Now, enter Chili Manchurian, the crispy little stars that are ready to steal the show. These Manchurian balls are deep-fried perfection—crispy on the outside, tender on the inside—and smothered in a spicy, tangy sauce that’ll make you reach for more (and more). With soy sauce, chili sauce, and just the right amount of vinegar, these balls are the perfect balance of savory, spicy, and a touch of sweetness. Add some onions and bell peppers for crunch, and it’s like a flavor party on your plate.
Together, Szechuan Fried Rice and Chili Manchurian make the ultimate Indo-Chinese duo. It’s the kind of meal that’s fun, satisfying, and sure to spice up your dinner table. Perfect for when you’re in the mood for something a little bit saucy, a little bit crunchy, and a whole lot of delicious!
Recipe
Let’s Begin the Szechuan Friend Rice

Ingredients
Directions to make
- 1 ½ cups cooked rice (preferably day-old rice)
- 2 eggs, beaten
- 1 tablespoon oil (vegetable or sesame oil)
- 1 onion, finely chopped
- 1-2 green chilies, finely chopped (adjust to taste)
- 1 tablespoon ginger-garlic paste
- 1 small carrot, finely chopped or grated
- ½ cup bell peppers, finely chopped
- 2-3 tablespoons Szechuan sauce (store-bought or homemade)
- 1 tablespoon soy sauce
- 1 tablespoon chili sauce (optional, for extra heat)
- 1 teaspoon vinegar
- Salt and pepper to taste
- 2 spring onions, chopped (for garnish)
- Fresh coriander (optional, for garnish)
Step 1 : Prepare the Rice
- If you don’t have day-old rice, you can cook fresh rice and let it cool down completely before using. This helps prevent the rice from becoming mushy when frying.
Step 2 : Scramble the Eggs
- Heat 1 tablespoon of oil in a large wok or pan over medium heat. Add the beaten eggs and scramble them until they’re fully cooked. Once done, remove them from the pan and set them aside
Step 3 : Saute and Add Veggies
- In the same pan, add another tablespoon of oil. Add chopped onion, green chilies, and ginger-garlic paste. Sauté until the onions are soft and golden.
- Now, toss in the carrot and bell peppers. Stir-fry the veggies for about 2-3 minutes until they’re tender but still crisp.
- To the veggies, add Szechuan sauce, soy sauce, chili sauce (if using), and vinegar. Stir well to coat the veggies in the sauce. This is where all the flavor magic happens!
- Add cooked rice to the pan. Break up any clumps and stir everything together. Make sure the rice gets evenly coated in the sauces.

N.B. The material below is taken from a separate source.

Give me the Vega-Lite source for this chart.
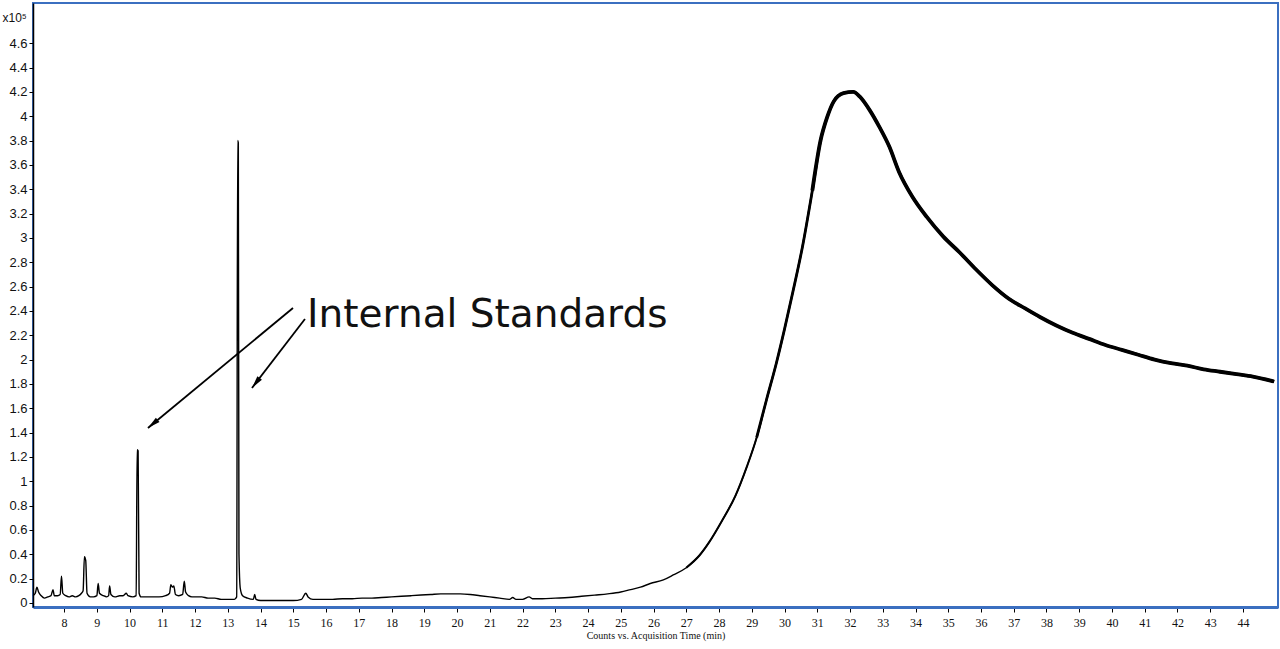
{
  "$schema": "https://vega.github.io/schema/vega-lite/v6.json",
  "width": 1245,
  "height": 604,
  "autosize": {"type": "none"},
  "padding": {"left": 33, "top": 3, "right": 2, "bottom": 42},
  "background": "white",
  "config": {
    "view": {"stroke": "#3b6fc0", "strokeWidth": 2},
    "font": "Liberation Sans",
    "axis": {"labelOverlap": false, "grid": false},
    "axisX": {"labelOverlap": false},
    "axisY": {"labelOverlap": false}
  },
  "datasets": {
    "tic": [
      {"t": 7.05, "v": 0.06}, {"t": 7.12, "v": 0.08}, {"t": 7.17, "v": 0.13}, {"t": 7.22, "v": 0.09},
      {"t": 7.3, "v": 0.06}, {"t": 7.4, "v": 0.04}, {"t": 7.5, "v": 0.05}, {"t": 7.6, "v": 0.06},
      {"t": 7.66, "v": 0.11}, {"t": 7.7, "v": 0.06}, {"t": 7.8, "v": 0.06}, {"t": 7.88, "v": 0.07},
      {"t": 7.92, "v": 0.22}, {"t": 7.96, "v": 0.08}, {"t": 8.05, "v": 0.06}, {"t": 8.15, "v": 0.05},
      {"t": 8.25, "v": 0.06}, {"t": 8.35, "v": 0.05}, {"t": 8.45, "v": 0.06}, {"t": 8.53, "v": 0.08},
      {"t": 8.58, "v": 0.1}, {"t": 8.62, "v": 0.38}, {"t": 8.66, "v": 0.35}, {"t": 8.7, "v": 0.08},
      {"t": 8.8, "v": 0.05}, {"t": 8.9, "v": 0.05}, {"t": 9.0, "v": 0.06}, {"t": 9.04, "v": 0.16},
      {"t": 9.08, "v": 0.08}, {"t": 9.2, "v": 0.06}, {"t": 9.3, "v": 0.05}, {"t": 9.36, "v": 0.06},
      {"t": 9.39, "v": 0.14}, {"t": 9.43, "v": 0.07}, {"t": 9.55, "v": 0.05}, {"t": 9.7, "v": 0.06},
      {"t": 9.8, "v": 0.06}, {"t": 9.9, "v": 0.08}, {"t": 9.95, "v": 0.06}, {"t": 10.1, "v": 0.05},
      {"t": 10.2, "v": 0.06}, {"t": 10.23, "v": 1.26}, {"t": 10.26, "v": 1.25}, {"t": 10.29, "v": 0.08},
      {"t": 10.35, "v": 0.05}, {"t": 10.5, "v": 0.05}, {"t": 10.7, "v": 0.05}, {"t": 10.9, "v": 0.05},
      {"t": 11.1, "v": 0.06}, {"t": 11.22, "v": 0.08}, {"t": 11.26, "v": 0.15}, {"t": 11.31, "v": 0.13},
      {"t": 11.35, "v": 0.14}, {"t": 11.4, "v": 0.07}, {"t": 11.5, "v": 0.06}, {"t": 11.62, "v": 0.07},
      {"t": 11.67, "v": 0.18}, {"t": 11.71, "v": 0.09}, {"t": 11.8, "v": 0.06}, {"t": 11.9, "v": 0.05},
      {"t": 12.0, "v": 0.05}, {"t": 12.2, "v": 0.05}, {"t": 12.4, "v": 0.04}, {"t": 12.6, "v": 0.04},
      {"t": 12.8, "v": 0.03}, {"t": 13.0, "v": 0.03}, {"t": 13.2, "v": 0.03}, {"t": 13.27, "v": 0.05},
      {"t": 13.3, "v": 3.8}, {"t": 13.32, "v": 3.78}, {"t": 13.34, "v": 0.4}, {"t": 13.38, "v": 0.12},
      {"t": 13.45, "v": 0.06}, {"t": 13.6, "v": 0.04}, {"t": 13.78, "v": 0.03}, {"t": 13.82, "v": 0.07},
      {"t": 13.86, "v": 0.03}, {"t": 14.0, "v": 0.02}, {"t": 14.3, "v": 0.02}, {"t": 14.6, "v": 0.02},
      {"t": 15.0, "v": 0.02}, {"t": 15.25, "v": 0.03}, {"t": 15.38, "v": 0.08}, {"t": 15.45, "v": 0.05},
      {"t": 15.6, "v": 0.03}, {"t": 15.9, "v": 0.03}, {"t": 16.2, "v": 0.03}, {"t": 16.5, "v": 0.035},
      {"t": 16.8, "v": 0.035}, {"t": 17.1, "v": 0.04}, {"t": 17.4, "v": 0.04}, {"t": 17.7, "v": 0.045},
      {"t": 18.0, "v": 0.05}, {"t": 18.3, "v": 0.055}, {"t": 18.6, "v": 0.06}, {"t": 18.9, "v": 0.065},
      {"t": 19.2, "v": 0.07}, {"t": 19.5, "v": 0.075}, {"t": 19.8, "v": 0.075}, {"t": 20.1, "v": 0.075},
      {"t": 20.4, "v": 0.07}, {"t": 20.7, "v": 0.06}, {"t": 21.0, "v": 0.05}, {"t": 21.3, "v": 0.04},
      {"t": 21.6, "v": 0.03}, {"t": 21.7, "v": 0.045}, {"t": 21.8, "v": 0.03}, {"t": 22.0, "v": 0.03},
      {"t": 22.2, "v": 0.05}, {"t": 22.3, "v": 0.035}, {"t": 22.6, "v": 0.035}, {"t": 23.0, "v": 0.04},
      {"t": 23.4, "v": 0.045}, {"t": 23.8, "v": 0.055}, {"t": 24.2, "v": 0.065}, {"t": 24.6, "v": 0.075},
      {"t": 25.0, "v": 0.09}, {"t": 25.3, "v": 0.11}, {"t": 25.6, "v": 0.13}, {"t": 25.9, "v": 0.16},
      {"t": 26.3, "v": 0.19}, {"t": 26.6, "v": 0.23}, {"t": 27.0, "v": 0.29}, {"t": 27.4, "v": 0.39},
      {"t": 27.7, "v": 0.5}, {"t": 28.1, "v": 0.68}, {"t": 28.5, "v": 0.88}, {"t": 28.85, "v": 1.12},
      {"t": 29.15, "v": 1.36}, {"t": 29.45, "v": 1.67}, {"t": 29.75, "v": 1.97}, {"t": 30.0, "v": 2.25},
      {"t": 30.25, "v": 2.55}, {"t": 30.55, "v": 2.93}, {"t": 30.85, "v": 3.39}, {"t": 31.1, "v": 3.8},
      {"t": 31.3, "v": 3.99}, {"t": 31.5, "v": 4.12}, {"t": 31.8, "v": 4.19}, {"t": 32.1, "v": 4.2},
      {"t": 32.3, "v": 4.16}, {"t": 32.6, "v": 4.05}, {"t": 32.9, "v": 3.91}, {"t": 33.2, "v": 3.75},
      {"t": 33.5, "v": 3.54}, {"t": 33.9, "v": 3.34}, {"t": 34.35, "v": 3.17}, {"t": 34.85, "v": 3.01},
      {"t": 35.35, "v": 2.88}, {"t": 35.85, "v": 2.74}, {"t": 36.35, "v": 2.61}, {"t": 36.85, "v": 2.5},
      {"t": 37.35, "v": 2.42}, {"t": 37.8, "v": 2.35}, {"t": 38.3, "v": 2.28}, {"t": 38.8, "v": 2.22},
      {"t": 39.3, "v": 2.17}, {"t": 39.8, "v": 2.12}, {"t": 40.3, "v": 2.08}, {"t": 40.8, "v": 2.04},
      {"t": 41.3, "v": 2.0}, {"t": 41.8, "v": 1.97}, {"t": 42.3, "v": 1.95}, {"t": 42.8, "v": 1.92},
      {"t": 43.3, "v": 1.9}, {"t": 43.8, "v": 1.88}, {"t": 44.3, "v": 1.86}, {"t": 44.95, "v": 1.82}
    ],
    "arrows": [
      {"id": "a", "t": 14.99, "v": 2.424, "t2": 10.56, "v2": 1.438},
      {"id": "b", "t": 15.355, "v": 2.334, "t2": 13.737, "v2": 1.767}
    ],
    "label": [
      {"t": 15.42, "v": 2.268, "text": "Internal Standards"}
    ]
  },
  "encoding": {
    "x": {
      "field": "t", "type": "quantitative",
      "scale": {"domain": [7.05, 45.07], "nice": false, "zero": false},
      "axis": {
        "values": [8,9,10,11,12,13,14,15,16,17,18,19,20,21,22,23,24,25,26,27,28,29,30,31,32,33,34,35,36,37,38,39,40,41,42,43,44],
        "labelOverlap": false,
        "grid": false,
        "domainColor": "#3b6fc0", "domainWidth": 3,
        "tickColor": "#000000", "tickSize": 5, "tickWidth": 1,
        "labelFont": "Liberation Sans Narrow", "labelFontSize": 12, "labelColor": "#111111",
        "labelPadding": 5,
        "title": "Counts vs. Acquisition Time (min)",
        "titleFont": "Liberation Sans Narrow", "titleFontSize": 10, "titleFontWeight": "normal",
        "titleColor": "#111111", "titlePadding": 2
      }
    },
    "y": {
      "field": "v", "type": "quantitative",
      "scale": {"domain": [-0.033, 4.93], "nice": false, "zero": false},
      "axis": {
        "values": [0,0.2,0.4,0.6,0.8,1,1.2,1.4,1.6,1.8,2,2.2,2.4,2.6,2.8,3,3.2,3.4,3.6,3.8,4,4.2,4.4,4.6],
        "labelOverlap": false,
        "format": ".1~f",
        "grid": false,
        "domainColor": "#000000", "domainWidth": 1.5,
        "tickColor": "#000000", "tickSize": 4,
        "labelFontSize": 13, "labelColor": "#111111", "labelPadding": 2,
        "title": "x10⁵",
        "titleAngle": 0, "titleAlign": "left", "titleBaseline": "alphabetic",
        "titleX": -31, "titleY": 18,
        "titleFontSize": 12, "titleFontWeight": "normal", "titleColor": "#111111"
      }
    }
  },
  "layer": [
    {
      "data": {"name": "tic"},
      "mark": {"type": "line", "color": "#000000", "strokeWidth": 1.4, "strokeJoin": "round", "interpolate": "monotone"}
    },
    {
      "data": {"name": "tic"},
      "transform": [{"filter": "datum.t >= 27.0"}],
      "mark": {"type": "line", "color": "#000000", "strokeWidth": 2.0, "strokeJoin": "round", "interpolate": "monotone"}
    },
    {
      "data": {"name": "tic"},
      "transform": [{"filter": "datum.t >= 29.15"}],
      "mark": {"type": "line", "color": "#000000", "strokeWidth": 2.8, "strokeJoin": "round", "interpolate": "monotone"}
    },
    {
      "data": {"name": "tic"},
      "transform": [{"filter": "datum.t >= 30.85"}],
      "mark": {"type": "line", "color": "#000000", "strokeWidth": 3.8, "strokeJoin": "round", "interpolate": "monotone"}
    },
    {
      "data": {"name": "arrows"},
      "mark": {"type": "rule", "color": "#000000", "strokeWidth": 1.8},
      "encoding": {
        "x2": {"field": "t2"},
        "y2": {"field": "v2"}
      }
    },
    {
      "data": {"name": "arrows"},
      "transform": [{"filter": "datum.id === 'a'"}],
      "mark": {"type": "point", "shape": "M0,0L-0.45,2L0.45,2Z", "filled": true, "color": "#000000", "opacity": 1, "size": 160, "angle": 230.4},
      "encoding": {
        "x": {"field": "t2", "type": "quantitative"},
        "y": {"field": "v2", "type": "quantitative"}
      }
    },
    {
      "data": {"name": "arrows"},
      "transform": [{"filter": "datum.id === 'b'"}],
      "mark": {"type": "point", "shape": "M0,0L-0.45,2L0.45,2Z", "filled": true, "color": "#000000", "opacity": 1, "size": 160, "angle": 217.5},
      "encoding": {
        "x": {"field": "t2", "type": "quantitative"},
        "y": {"field": "v2", "type": "quantitative"}
      }
    },
    {
      "data": {"name": "label"},
      "mark": {"type": "text", "font": "DejaVu Sans", "fontSize": 39, "align": "left", "baseline": "alphabetic", "color": "#111111"},
      "encoding": {
        "text": {"field": "text"}
      }
    }
  ]
}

- Once the rice is well mixed, add the scrambled eggs back into the pan. Stir everything together, ensuring the eggs are evenly spread throughout the rice.

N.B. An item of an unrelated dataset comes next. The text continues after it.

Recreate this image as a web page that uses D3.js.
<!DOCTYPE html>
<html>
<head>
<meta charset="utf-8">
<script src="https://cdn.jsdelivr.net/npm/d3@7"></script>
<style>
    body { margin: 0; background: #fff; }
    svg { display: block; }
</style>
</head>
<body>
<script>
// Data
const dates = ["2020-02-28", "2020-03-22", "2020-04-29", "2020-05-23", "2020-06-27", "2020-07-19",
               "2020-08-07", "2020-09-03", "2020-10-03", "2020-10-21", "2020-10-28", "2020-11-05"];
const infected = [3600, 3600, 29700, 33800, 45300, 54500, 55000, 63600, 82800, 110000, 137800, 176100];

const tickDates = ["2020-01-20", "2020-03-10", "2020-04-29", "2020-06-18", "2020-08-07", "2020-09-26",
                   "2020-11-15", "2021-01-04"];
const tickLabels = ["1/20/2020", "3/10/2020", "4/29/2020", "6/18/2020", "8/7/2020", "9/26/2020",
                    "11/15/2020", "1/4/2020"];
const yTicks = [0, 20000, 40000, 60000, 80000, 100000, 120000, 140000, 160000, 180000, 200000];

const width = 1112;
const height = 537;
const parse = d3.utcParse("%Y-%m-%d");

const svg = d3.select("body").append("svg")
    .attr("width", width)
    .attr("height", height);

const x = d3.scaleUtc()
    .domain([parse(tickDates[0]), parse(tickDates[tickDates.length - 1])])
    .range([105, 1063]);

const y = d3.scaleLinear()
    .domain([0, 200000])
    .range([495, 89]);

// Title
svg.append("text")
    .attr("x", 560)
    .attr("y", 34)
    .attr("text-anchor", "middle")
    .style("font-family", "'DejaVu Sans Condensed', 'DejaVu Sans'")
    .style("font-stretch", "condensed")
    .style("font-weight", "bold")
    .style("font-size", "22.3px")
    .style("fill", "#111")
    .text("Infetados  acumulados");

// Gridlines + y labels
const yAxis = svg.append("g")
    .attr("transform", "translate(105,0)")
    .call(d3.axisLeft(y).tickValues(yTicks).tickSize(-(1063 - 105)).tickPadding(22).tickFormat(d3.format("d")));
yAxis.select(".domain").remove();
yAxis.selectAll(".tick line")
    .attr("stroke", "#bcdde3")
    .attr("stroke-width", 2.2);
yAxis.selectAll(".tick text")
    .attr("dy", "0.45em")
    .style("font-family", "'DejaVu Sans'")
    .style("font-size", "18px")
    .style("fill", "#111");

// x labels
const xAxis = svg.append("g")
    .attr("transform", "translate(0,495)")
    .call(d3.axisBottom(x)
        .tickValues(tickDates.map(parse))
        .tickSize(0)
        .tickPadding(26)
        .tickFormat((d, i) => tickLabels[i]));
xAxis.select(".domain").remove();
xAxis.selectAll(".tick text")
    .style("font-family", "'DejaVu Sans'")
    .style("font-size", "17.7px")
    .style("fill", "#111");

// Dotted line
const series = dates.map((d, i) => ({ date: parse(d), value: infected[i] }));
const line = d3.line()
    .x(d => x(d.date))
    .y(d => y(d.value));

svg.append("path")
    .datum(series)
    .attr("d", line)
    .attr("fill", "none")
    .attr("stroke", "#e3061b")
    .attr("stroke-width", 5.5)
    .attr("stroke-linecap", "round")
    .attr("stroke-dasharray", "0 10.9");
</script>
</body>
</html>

- Taste the rice and add salt and pepper if needed. Stir in chopped spring onions for that fresh, zesty kick. Garnish with a little coriander and Serve Hot !

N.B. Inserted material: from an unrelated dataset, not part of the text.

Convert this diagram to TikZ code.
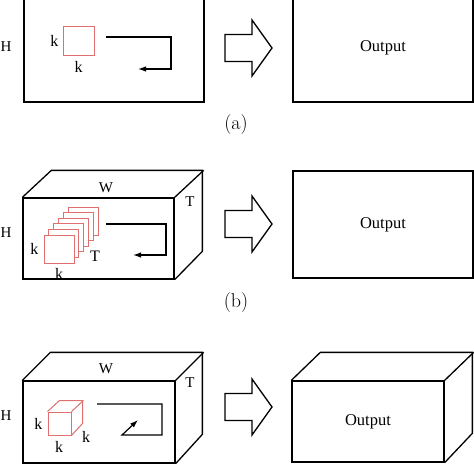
\documentclass[tikz,border=0pt]{standalone}
\usepackage{fontspec}
\newfontfamily\tms{Liberation Serif}
\usetikzlibrary{arrows.meta,positioning,calc}
\definecolor{kernred}{RGB}{222,112,112}
\tikzset{
    frame/.style={rectangle, draw, line width=1.3pt, fill=white, inner sep=0pt,
                  font=\tms\fontsize{16.5}{18}\selectfont},
    kern/.style={rectangle, draw=kernred, line width=1pt, fill=white, inner sep=0pt},
    edge3d/.style={line width=1.3pt, line join=miter},
    dim/.style={inner sep=0pt, font=\tms\fontsize{16}{18}\selectfont},
    side/.style={inner sep=0pt, font=\tms\fontsize{15}{17}\selectfont},
    scan/.style={-{Latex[length=8pt,width=5.5pt]}, line width=1.2pt},
    sub/.style={font=\fontsize{20}{22}\selectfont},
    fatarrow/.pic={
        \draw[line width=1.3pt, line join=miter]
            (0,-13.5) -- (27,-13.5) -- (27,-28) -- (47,0) -- (27,28) -- (27,13.5) -- (0,13.5) -- cycle;
    },
}

\begin{document}
\begin{tikzpicture}[x=1pt, y=-1pt]
    \useasboundingbox (0,0) rectangle (474,474);

    % (a) 2D convolution
    \node[frame, minimum width=180pt, minimum height=108pt] (inA)  at (114,48) {};
    \node[frame, minimum width=180pt, minimum height=108pt] (outA) at (383,48) {Output};
    \node[side] (hA) at (6,47) {H};
    \node[kern, minimum width=31pt, minimum height=29pt] (kA) at (78.5,40.5) {};
    \node[dim, left=4pt of kA]  (kAl) {k};
    \node[dim, below=6pt of kA] (kAb) {k};
    \coordinate (sA) at (106,37);
    \coordinate (eA) at (138,69);
    \draw[scan] (sA) -- ++(65,0) |- (eA);
    \pic at (225,48) {fatarrow};
    \node[sub] (capA) at (236,125) {(a)};

    % (b) 2D convolution on multiple frames
    \node[frame, minimum width=151pt, minimum height=81pt] (inB) at (98.5,238.5) {};
    \draw[edge3d] (inB.north west) -- ++(29,-27) -- ++(151,0) -- ++(0,81) -- (inB.south east);
    \draw[edge3d] (inB.north east) -- ++(29,-27);
    \node[side] (wB) at (106,188) {W};
    \node[side] (tB) at (190,202) {T};
    \node[side] (hB) at (6,233) {H};
    \foreach \i in {5,...,0}
        \node[kern, minimum width=30pt, minimum height=28pt] (kB\i) at ({59+4.8*\i},{249-5.6*\i}) {};
    \node[dim, left=5pt of kB0]  (kBl) {k};
    \node[dim, below=5pt of kB0] (kBb) {k};
    \node[dim] (kBt) at (95,256) {T};
    \coordinate (sB) at (106,224);
    \coordinate (eB) at (133,255);
    \draw[scan] (sB) -- ++(60,0) |- (eB);
    \pic at (225,224) {fatarrow};
    \node[frame, minimum width=180pt, minimum height=107pt] (outB) at (383,224.5) {Output};
    \node[sub] (capB) at (236,303) {(b)};

    % (c) 3D convolution
    \node[frame, minimum width=152pt, minimum height=82pt] (inC) at (99,422) {};
    \draw[edge3d] (inC.north west) -- ++(28,-28) -- ++(152,0) -- ++(0,82) -- (inC.south east);
    \draw[edge3d] (inC.north east) -- ++(28,-28);
    \node[side] (wC) at (106,369) {W};
    \node[side] (tC) at (190,383) {T};
    \node[side] (hC) at (6,416) {H};
    \node[kern, minimum width=23pt, minimum height=23pt] (kC) at (59.5,423.5) {};
    \draw[kernred, line width=1pt, line join=miter]
        (kC.north west) -- ++(12,-11) -- ++(23,0) -- ++(0,23) -- (kC.south east);
    \draw[kernred, line width=1pt] (kC.north east) -- ++(12,-11);
    \node[dim, left=5pt of kC]  (kCl) {k};
    \node[dim] (kCb) at (59,447) {k};
    \node[dim] (kCr) at (86,437) {k};
    \coordinate (sC) at (97,404);
    \coordinate (mC) at (122,435);
    \coordinate (eC) at (138,420);
    \draw[scan] (sC) -- ++(65,0) |- (mC) -- (eC);
    \pic at (225,407) {fatarrow};
    \node[frame, minimum width=152pt, minimum height=81pt] (outC) at (368,421.5) {Output};
    \draw[edge3d] (outC.north west) -- ++(29,-28) -- ++(152,0) -- ++(0,81) -- (outC.south east);
    \draw[edge3d] (outC.north east) -- ++(29,-28);
\end{tikzpicture}
\end{document}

Next let’s make the Mushroom Chilli

Ingredients
Directions to make
For the Mushroom Balls
- 250g button mushrooms, finely chopped
- 2 tablespoons cornflour
- 1 tablespoon all-purpose flour (maida)
- 1 teaspoon ginger-garlic paste
- 1 tablespoon soy sauce
- Salt, to taste
- ½ teaspoon black pepper
- Oil, for deep frying
For the Chili Sauce
- 1 tablespoon oil
- 1 onion, finely chopped
- 1 bell pepper, finely chopped
- 2-3 green chilies, slit
- 1 tablespoon ginger-garlic paste
- 2-3 tablespoons soy sauce
- 1 tablespoon chili sauce (adjust to taste)
- 1 tablespoon vinegar
- 1 teaspoon sugar
- ¼ cup water or vegetable stock
- 1 tablespoon cornflour (optional, for thickening)
- Salt and pepper to taste
- Spring onions, chopped (for garnish)
Step 1 : Prepare the Mushroom Balls
- Start by finely chopping the mushrooms (or you can pulse them in a food processor) until they release their moisture.
- In a bowl, mix the chopped mushrooms with cornflour, all-purpose flour, ginger-garlic paste, soy sauce, black pepper, and salt. The mixture should be firm enough to form small balls.
- Shape the mixture into small bite-sized balls. If it’s too sticky, you can add a little more flour or cornflour.
- Heat oil in a deep pan or wok for frying. Once the oil is hot, deep fry the mushroom balls until they are golden brown and crispy. Remove them and set aside on a paper towel to absorb excess oil.
- In the same pan, heat 1 tablespoon of oil. Add the chopped onion and bell pepper, and sauté for 2-3 minutes until they soften slightly.
- Add the green chilies and ginger-garlic paste, sautéing for another minute until fragrant.
- Add soy sauce, chili sauce, vinegar, and sugar. Stir well, letting the sauces combine and cook for 2 minutes.
- Add water or vegetable stock to form the base of the sauce. If you prefer a thicker sauce, dissolve 1 tablespoon of cornflour in 2 tablespoons of water and add it to the sauce. Let it simmer for 2-3 minutes until the sauce thickens.
- Season with salt and pepper to taste.
- Add the crispy mushroom balls into the sauce, tossing them gently so they get evenly coated.
- Let them cook in the sauce for another 2-3 minutes, allowing the flavors to meld together.
- Garnish your Mushroom Chilli with chopped spring onions.
- Serve hot as an appetizer or side dish with fried rice or noodles for a complete Indo-Chinese meal!